(Dataset rows)
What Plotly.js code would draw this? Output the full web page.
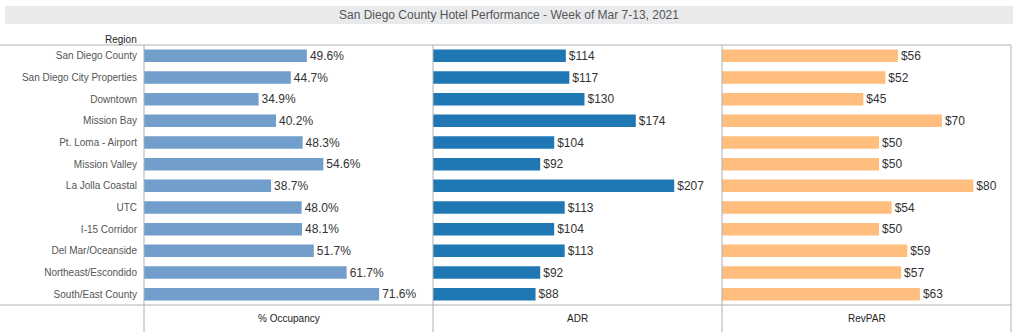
<!DOCTYPE html>
<html><head><meta charset="utf-8">
<script src="https://cdn.plot.ly/plotly-3.0.1.min.js"></script>
<style>html,body{margin:0;padding:0;background:#fff;}#chart{width:1020px;height:332px;}</style>
</head><body><div id="chart"></div>
<script>
const regions = ["San Diego County","San Diego City Properties","Downtown","Mission Bay","Pt. Loma - Airport","Mission Valley","La Jolla Coastal","UTC","I-15 Corridor","Del Mar/Oceanside","Northeast/Escondido","South/East County"];
const occupancy = [49.6,44.7,34.9,40.2,48.3,54.6,38.7,48.0,48.1,51.7,61.7,71.6];
const adr = [114,117,130,174,104,92,207,113,104,113,92,88];
const revpar = [56,52,45,70,50,50,80,54,50,59,57,63];
const panelTitles = ["% Occupancy","ADR","RevPAR"];
const chartTitle = "San Diego County Hotel Performance - Week of Mar 7-13, 2021";

const W = 1020, H = 332;
const px = x => x / W;
const py = y => 1 - y / H;
const FONT = "Liberation Sans, Arial, sans-serif";
const plotTop = 45, plotBottom = 305;
const edges = [144, 433, 722, 1011];

function tr(vals, color, xa, tmpl) {
  return {
    type: "bar", orientation: "h", y: regions, x: vals, xaxis: xa, yaxis: "y",
    marker: {color: color}, texttemplate: tmpl, textposition: "outside",
    constraintext: "none",
    cliponaxis: false, textfont: {family: FONT, size: 12, color: "#333"},
    hoverinfo: "x+y", showlegend: false
  };
}
const data = [
  tr(occupancy, "#729ecb", "x", "%{x:.1f}%"),
  tr(adr, "#1f77b4", "x2", "$%{x:.0f}"),
  tr(revpar, "#ffbe7d", "x3", "$%{x:.0f}")
];
const xcommon = {showgrid:false, zeroline:false, showticklabels:false, showline:false, fixedrange:true};
const lineC = "#b0b0b0";
const shapes = [
  {type:"rect", xref:"paper", yref:"paper", x0:px(5), x1:px(1013), y0:py(24), y1:py(6), fillcolor:"#e9eaec", line:{width:0}, layer:"below"},
  {type:"line", xref:"paper", yref:"paper", x0:0, x1:px(1011), y0:py(plotTop), y1:py(plotTop), line:{color:lineC, width:1}},
  {type:"line", xref:"paper", yref:"paper", x0:0, x1:px(1011), y0:py(plotBottom), y1:py(plotBottom), line:{color:lineC, width:1}}
];
edges.forEach(e => shapes.push({type:"line", xref:"paper", yref:"paper", x0:px(e), x1:px(e), y0:py(plotTop), y1:0, line:{color:lineC, width:1}}));
const annotations = [
  {text: chartTitle, xref:"paper", yref:"paper", x:px(509), y:py(15), showarrow:false, xanchor:"center", yanchor:"middle", font:{family:FONT, size:12, color:"#555"}},
  {text: "Region", xref:"paper", yref:"paper", x:px(139), y:py(40), showarrow:false, xanchor:"right", yanchor:"middle", font:{family:FONT, size:10, color:"#222"}}
];
panelTitles.forEach((t,i) => annotations.push({text:t, xref:"paper", yref:"paper", x:px((edges[i]+edges[i+1])/2), y:py(318), showarrow:false, xanchor:"center", yanchor:"middle", font:{family:FONT, size:10, color:"#222"}}));

const layout = {
  width: W, height: H, margin:{l:0,r:0,t:0,b:0}, paper_bgcolor:"#fff", plot_bgcolor:"rgba(0,0,0,0)",
  bargap: 0.42, showlegend:false,
  font:{family:FONT},
  xaxis: Object.assign({}, xcommon, {domain:[px(144), px(433)], range:[0, 88]}),
  xaxis2: Object.assign({}, xcommon, {domain:[px(433), px(722)], range:[0, 248]}),
  xaxis3: Object.assign({}, xcommon, {domain:[px(722), px(1011)], range:[0, 92]}),
  yaxis: {domain:[py(plotBottom), py(plotTop)], type:"category", categoryorder:"array", categoryarray: regions, range:[11.5, -0.5],
          showgrid:false, zeroline:false, showline:false, ticks:"", ticklabelstandoff:6, fixedrange:true,
          tickfont:{family:FONT, size:10, color:"#555"}},
  shapes: shapes, annotations: annotations
};
Plotly.newPlot("chart", data, layout, {displayModeBar:false, staticPlot:true});
</script></body></html>
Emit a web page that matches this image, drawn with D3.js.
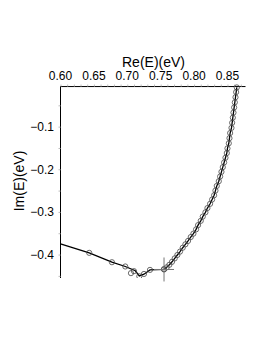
<!DOCTYPE html>
<html>
<head>
<meta charset="utf-8">
<script src="https://cdn.jsdelivr.net/npm/d3@7"></script>
<style>
body { margin: 0; background: #fff; }
text { font-family: "Liberation Sans", Arial, sans-serif; fill: #000; }
</style>
</head>
<body>
<svg id="chart" width="266" height="344"></svg>
<script>
// tick labels
var xTicks = [0.60, 0.65, 0.70, 0.75, 0.80, 0.85];
var yTicks = [-0.1, -0.2, -0.3, -0.4];

// left branch: line and its circles
var lineLeftRe = [0.600, 0.643, 0.677, 0.697, 0.712, 0.718, 0.725, 0.734, 0.755];
var lineLeftIm = [-0.3747, -0.396, -0.418, -0.428, -0.438, -0.450, -0.446, -0.436, -0.435];
var circLeftRe = [0.643, 0.677, 0.697, 0.7055, 0.710, 0.718, 0.725, 0.734, 0.755];
var circLeftIm = [-0.396, -0.418, -0.428, -0.4436, -0.439, -0.451, -0.4455, -0.436, -0.435];

// right branch (line and circles)
var rightRe = [0.755, 0.759, 0.763, 0.767, 0.771, 0.775, 0.779, 0.783, 0.787, 0.791, 0.795, 0.799,
  0.803, 0.806, 0.810, 0.813, 0.817, 0.820, 0.824, 0.827, 0.830,
  0.832, 0.834, 0.837, 0.839, 0.841,
  0.843, 0.845, 0.847, 0.849, 0.850,
  0.852, 0.853, 0.854, 0.856, 0.857, 0.858, 0.859, 0.860, 0.861, 0.862, 0.863, 0.864];
var rightIm = [-0.434, -0.430, -0.424, -0.417, -0.409, -0.401, -0.393, -0.384, -0.376, -0.368, -0.359, -0.351,
  -0.341, -0.331, -0.321, -0.311, -0.301, -0.291, -0.281, -0.271, -0.261,
  -0.250, -0.239, -0.228, -0.217, -0.206,
  -0.195, -0.184, -0.173, -0.162, -0.151,
  -0.139, -0.127, -0.115, -0.103, -0.091, -0.079, -0.067, -0.055, -0.043, -0.031, -0.019, -0.008];

// cross marker
var crossRe = [0.755];
var crossIm = [-0.435];

var svg = d3.select("#chart");

var x = d3.scaleLinear().domain([0.60, 0.877]).range([60.5, 245.5]);
var y = d3.scaleLinear().domain([0, -0.455]).range([84, 278]);
var yTop = -0.006;

svg.append("defs").append("clipPath").attr("id", "clip")
  .append("rect").attr("x", x(0.60)).attr("y", y(yTop) - 3)
  .attr("width", x(0.877) - x(0.60)).attr("height", y(-0.455) - y(yTop) + 3);

// axes
var axisTop = svg.append("g").attr("transform", "translate(0," + y(yTop) + ")");
axisTop.call(d3.axisTop(x).tickValues(d3.range(0.60, 0.8701, 0.01)).tickSize(2).tickFormat(""));
axisTop.select(".domain").attr("d", "M" + x(0.60) + ",0H" + x(0.877)).attr("stroke", "#000");
axisTop.selectAll(".tick line").attr("stroke", "#bbb");
svg.append("g").selectAll("text")
  .data(xTicks)
  .enter().append("text")
    .attr("x", function(d) { return x(d); })
    .attr("y", 79.5)
    .attr("text-anchor", "middle")
    .style("font-size", "12px")
    .text(function(d) { return d3.format(".2f")(d); });

var axisLeft = svg.append("g").attr("transform", "translate(" + x(0.60) + ",0)");
axisLeft.call(d3.axisLeft(y).tickValues(d3.range(-0.05, -0.455, -0.05)).tickSize(2).tickFormat(""));
axisLeft.select(".domain").attr("d", "M0," + y(yTop) + "V" + y(-0.455)).attr("stroke", "#000");
axisLeft.selectAll(".tick line").attr("stroke", "#bbb");
svg.append("g").selectAll("text")
  .data(yTicks)
  .enter().append("text")
    .attr("x", 54)
    .attr("y", function(d) { return y(d); })
    .attr("dy", "0.36em")
    .attr("text-anchor", "end")
    .style("font-size", "12px")
    .text(function(d) { return "\u2212" + d3.format(".1f")(-d); });

svg.append("text")
  .attr("x", 153.5).attr("y", 66.5)
  .attr("text-anchor", "middle")
  .style("font-size", "14px")
  .text("Re(E)(eV)");

svg.append("text")
  .attr("transform", "translate(24,181) rotate(-90)")
  .attr("text-anchor", "middle")
  .style("font-size", "14px")
  .text("Im(E)(eV)");

// data
var plot = svg.append("g").attr("clip-path", "url(#clip)");

var lineData = lineLeftRe.map(function(d, i) { return [d, lineLeftIm[i]]; })
  .concat(rightRe.map(function(d, i) { return [d, rightIm[i]]; }));
var circData = circLeftRe.map(function(d, i) { return [d, circLeftIm[i]]; })
  .concat(rightRe.map(function(d, i) { return [d, rightIm[i]]; }));

var line = d3.line()
  .x(function(d) { return x(d[0]); })
  .y(function(d) { return y(d[1]); });

plot.append("path")
  .datum(lineData)
  .attr("d", line)
  .attr("fill", "none")
  .attr("stroke", "#000")
  .attr("stroke-width", 1.3);

plot.selectAll(".pt")
  .data(circData)
  .enter().append("circle")
    .attr("class", "pt")
    .attr("cx", function(d) { return x(d[0]); })
    .attr("cy", function(d) { return y(d[1]); })
    .attr("r", 2.6)
    .attr("fill", "none")
    .attr("stroke", "#444")
    .attr("stroke-width", 0.8);

var cx = x(crossRe[0]), cy = y(crossIm[0]);
svg.append("path")
  .attr("d", "M" + (cx - 10) + "," + cy + "H" + (cx + 10) + "M" + cx + "," + (cy - 12) + "V" + (cy + 12))
  .attr("stroke", "#777")
  .attr("stroke-width", 1);
</script>
</body>
</html>
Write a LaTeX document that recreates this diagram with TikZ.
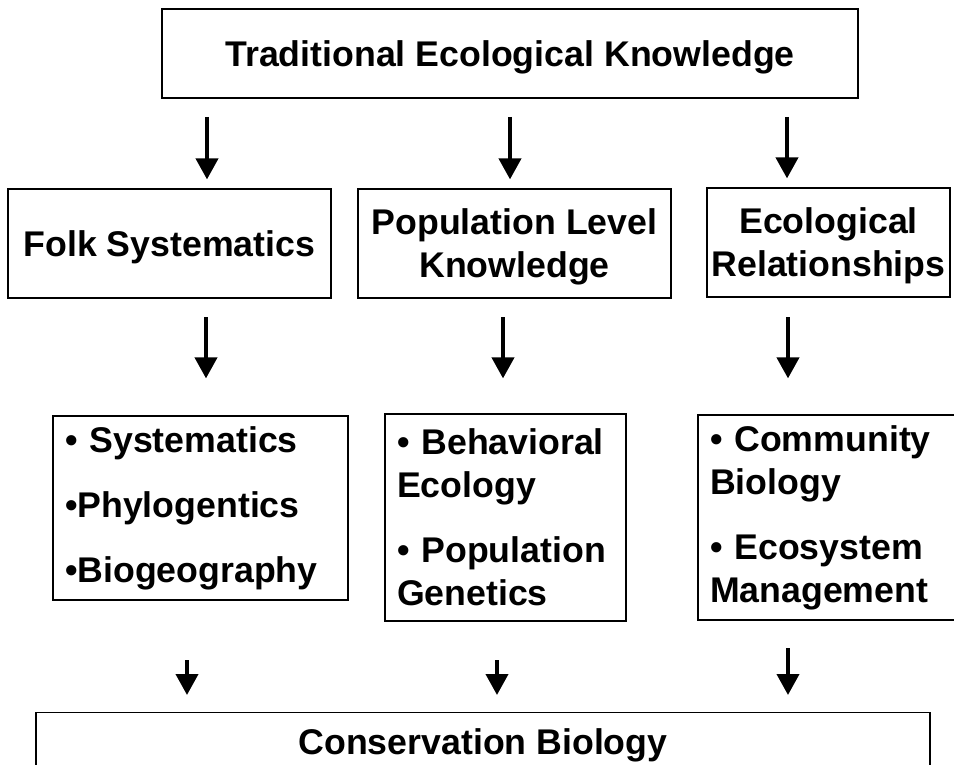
\documentclass[tikz,border=0pt]{standalone}
\usepackage{fontspec}
\setmainfont{Liberation Sans}
\usetikzlibrary{arrows.meta}
\tikzstyle{frame} = [draw, line width=1.2pt, inner sep=0pt, font=\fontsize{35.7}{43}\selectfont\bfseries]
\tikzstyle{box} = [frame, align=center, text depth=0pt]
\tikzstyle{list} = [frame, inner xsep=12pt, align=left]
\tikzstyle{arrow} = [-{Triangle[width=22pt,length=21pt]}, line width=4pt]

\begin{document}
\begin{tikzpicture}[x=1pt, y=-1pt]
			\useasboundingbox (0, 0) rectangle (954, 765);
			\clip (0, 0) rectangle (954, 765);
			
			\node(tek)[box, minimum width=696, minimum height=89] at (510, 53.5){Traditional Ecological Knowledge};
			
			\node(folk)[box, minimum width=323, minimum height=109] at (169.5, 243.5){Folk Systematics};
			\node(pop)[box, minimum width=313, minimum height=109] at (514.5, 243.5){Population Level\\Knowledge};
			\node(eco)[box, minimum width=243, minimum height=109] at (828.5, 242.5){Ecological\\Relationships};
			
			\node(sys)[list, text width=271, minimum height=184] at (200.5, 508){• Systematics\\[22pt]•Phylogentics\\[22pt]•Biogeography};
			\node(beh)[list, text width=217, minimum height=207] at (505.5, 517.5){• Behavioral\\Ecology\\[22pt]• Population\\Genetics};
			\node(com)[list, text width=258, minimum height=205] at (839, 517.5){• Community\\Biology\\[22pt]• Ecosystem\\Management};
			
			\node(cons)[box, minimum width=894, inner ysep=16pt, anchor=north] at (483, 712){Conservation Biology};
			
			\coordinate(a1) at (207, 117);
			\coordinate(a2) at (510, 117);
			\coordinate(a3) at (787, 117);
			\coordinate(b1) at (206, 317);
			\coordinate(b2) at (503, 317);
			\coordinate(b3) at (788, 317);
			\coordinate(c1) at (187, 660);
			\coordinate(c2) at (497, 660);
			\coordinate(c3) at (788, 648);
			
			\draw[arrow, shorten >=9pt](a1) -- (a1 |- folk.north);
			\draw[arrow, shorten >=9pt](a2) -- (a2 |- pop.north);
			\draw[arrow, shorten >=9pt](a3) -- (a3 |- eco.north);
			
			\draw[arrow, shorten >=37pt](b1) -- (b1 |- sys.north);
			\draw[arrow, shorten >=35pt](b2) -- (b2 |- beh.north);
			\draw[arrow, shorten >=36pt](b3) -- (b3 |- com.north);
			
			\draw[arrow, shorten >=17pt](c1) -- (c1 |- cons.north);
			\draw[arrow, shorten >=17pt](c2) -- (c2 |- cons.north);
			\draw[arrow, shorten >=17pt](c3) -- (c3 |- cons.north);
		\end{tikzpicture}
\end{document}
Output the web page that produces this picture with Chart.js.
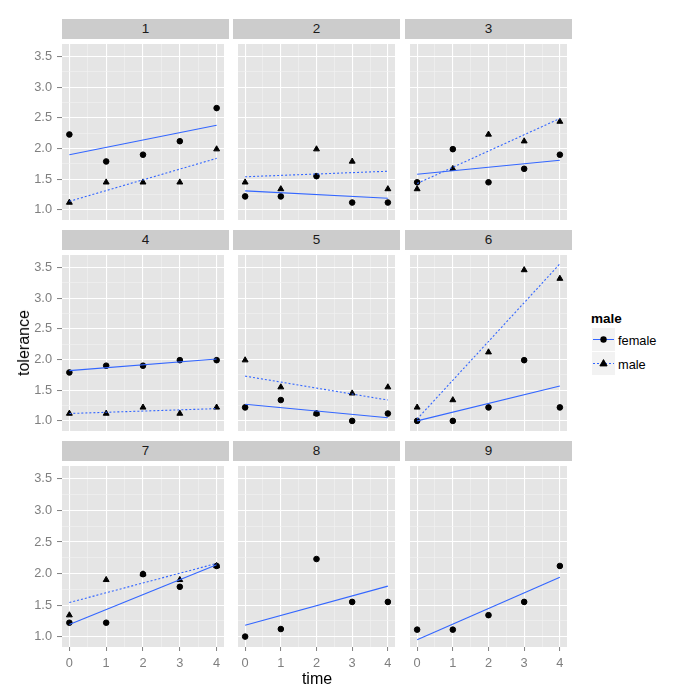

- REQUEST -
Give again, word for word, every line from the top of the data above to the line holding "const edges = [144, 433, 722, 1011];", inclusive, with the pictures left out.

- ANSWER IN FULL -
What Plotly.js code would draw this? Output the full web page.
<!DOCTYPE html>
<html><head><meta charset="utf-8">
<script src="https://cdn.plot.ly/plotly-3.0.1.min.js"></script>
<style>html,body{margin:0;padding:0;background:#fff;}#chart{width:1020px;height:332px;}</style>
</head><body><div id="chart"></div>
<script>
const regions = ["San Diego County","San Diego City Properties","Downtown","Mission Bay","Pt. Loma - Airport","Mission Valley","La Jolla Coastal","UTC","I-15 Corridor","Del Mar/Oceanside","Northeast/Escondido","South/East County"];
const occupancy = [49.6,44.7,34.9,40.2,48.3,54.6,38.7,48.0,48.1,51.7,61.7,71.6];
const adr = [114,117,130,174,104,92,207,113,104,113,92,88];
const revpar = [56,52,45,70,50,50,80,54,50,59,57,63];
const panelTitles = ["% Occupancy","ADR","RevPAR"];
const chartTitle = "San Diego County Hotel Performance - Week of Mar 7-13, 2021";

const W = 1020, H = 332;
const px = x => x / W;
const py = y => 1 - y / H;
const FONT = "Liberation Sans, Arial, sans-serif";
const plotTop = 45, plotBottom = 305;
const edges = [144, 433, 722, 1011];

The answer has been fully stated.